After I told this story to my daughter and her friend, I became embarrassed, not least because they liked this story, and clearly held me in higher regard because of my stupidity and daring, which is of course why I told them the story in the first place. Even once my daughter no longer found me interesting, which would be soon, she couldn’t completely reject me; I’d run under bridges; I’d saved a man from death. To my face she’d scorn me, but to her friends she might proudly tell this story, because she’d heard it before she understood why I was telling it. It would be lodged in her brain before that brain could skeptically wonder, Why on earth is she telling me this inappropriate story?

But what really made me pathetic was that I hadn’t told the whole story. In telling only the dramatic parts, I’d failed to tell the truth; i.e., I’d failed to shape from these events an educational story that little girls getting older and eventually leaving home need to hear. The truth about the skiing story is this: I skied across the Brooklyn Bridge because I was losing the thread. I felt disconnected from the person who once trekked alone through blizzards, the person who was from Maine and didn’t give a shit about parties and fame. The stone used to make the bridge’s arches was quarried in Maine, and taken from a hole in the ground that had since filled up with water and in which I’d once gone swimming. Both of these stories are about my first few years of what would become two decades in a city that didn’t immediately feel like home and still sometimes doesn’t. It so didn’t feel like home that I married a man I knew I should not because his mother lived in a house that, because of its windows and its molding and its old plaster smell, reminded me of Maine; New York so didn’t feel like home that I would often walk across the bridge to lean my forehead against the stone arches and touch the ground from which I’d come. If they could persist here, these stones, and retain their shape, then so could I.

Chapter 85: August 31

Today I was so relieved to get a migraine. For the past thirty-plus years I’ve gotten migraines regularly; they were part of the weather that happened within and without. I would get a migraine after a manic jag. I would get a migraine before a blizzard. Now I rarely get them. I don’t want to say that I miss being in pain, but I do miss the excuse to not give a shit about all the big and small things I often care too much about and that a migraine eradicates. When I have a migraine I do not grieve the shirt that was put in the dryer by accident and its texture forever ruined; I do not feel undermined by the passive-aggressive person at my workplace; I do not blame myself for failing to be in better touch with my grandmother. My body used to have the good sense to give itself a regular break from my mind. It is no longer so sensible.

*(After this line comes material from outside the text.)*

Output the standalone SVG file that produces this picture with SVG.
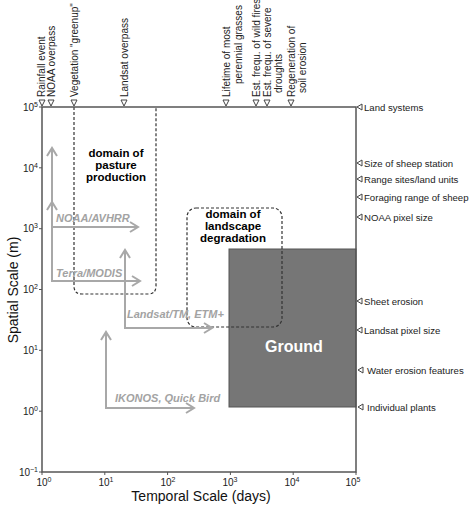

I welcomed a migraine today because it permitted me to forget that it is the end of summer and we are about to leave until basically next summer, and I feel guilty for abandoning my house. I turned out the lights and sat in the dim living room. I thought, This is what it’s like in this house for the other nine months of the year . Lightless and empty. I tried to put myself in the house’s position. I tried to feel what the house feels because this house is a people house. I worry, without people, what might become of it. When I was a teenager, my mother, who hated cats, agreed to buy a Maine coon cat because it was a people cat. It was a dog in cat form. I soon left for college, and then so did my brother, and my parents did not come home from work until late. A people cat without people proved a bad combination. Its personality changed. It opened the cupboards and pulled out the food. After months of daily solitude, it stationed itself at the top of the stairs one night and would not let my mother pass. It took angry swipes at her with a claw whenever she approached it. We realized our mistake. We are not people-cat people. We gave it to people who are.

So I worry about this house being alone for most of the year because it is a people house. We bought this house because, after we’d seen it with a snobby real estate agent (who said of it, “it is not an important address”), we’d driven by it again to see if our good hunch held. We slowed as we drove past. Every window was lit; the then-owners were having a party. The house looked like the movie cliché of a house on Thanksgiving or something, aglow with human joy and coziness. Then we almost hit a large animal. I remember it as a stag, though I’ve never since seen a stag, nor do I really know what a stag is. A mythically large deer-type creature, that’s what I remember seeing. It appeared from the darkness on the north side of the house and leapt across the road. I took it as a sign. We should buy this house . (My husband remembers the stag as a moose. I didn’t learn until ten years later that he differently remembered this trenchant — to me — moment in our co-history. Of the two of us, I’m the only one who believes that the sudden appearance of a large animal means we should invest in real estate.)

Despite my migraine, we went to our neighbor’s house for cocktails. Our neighbors serve me margaritas in challenging times. They made me margaritas twenty hours after I’d spent twenty-seven hours in labor. This evening I applied a vise to my temples with my two hands. Every once in a while I’d free a hand to take a drink. A second couple arrived and asked if they smelled like skunk, because their dog had been sprayed that morning. The husband had driven up to the general store at five a.m. to buy de-skunking supplies — baking soda, vinegar, other household items that our store reliably carries (it also reliably carries white bread, celery, rubber gloves, and tonic). The husband said he ran into a lobsterman who, when he learned of the skunking, said, “You know what you want there, you want some of that ladies’ douche.” The husband recounted this with a perfect Maine accent. I was in such pain, and I was fighting the end-of-summer sadness, but I said a small thank-you to the stag, or the moose, or the migraine, or whatever was responsible for my sitting on a stool across the street from our people house, my head in my hands, so that I could be hearing that sentence.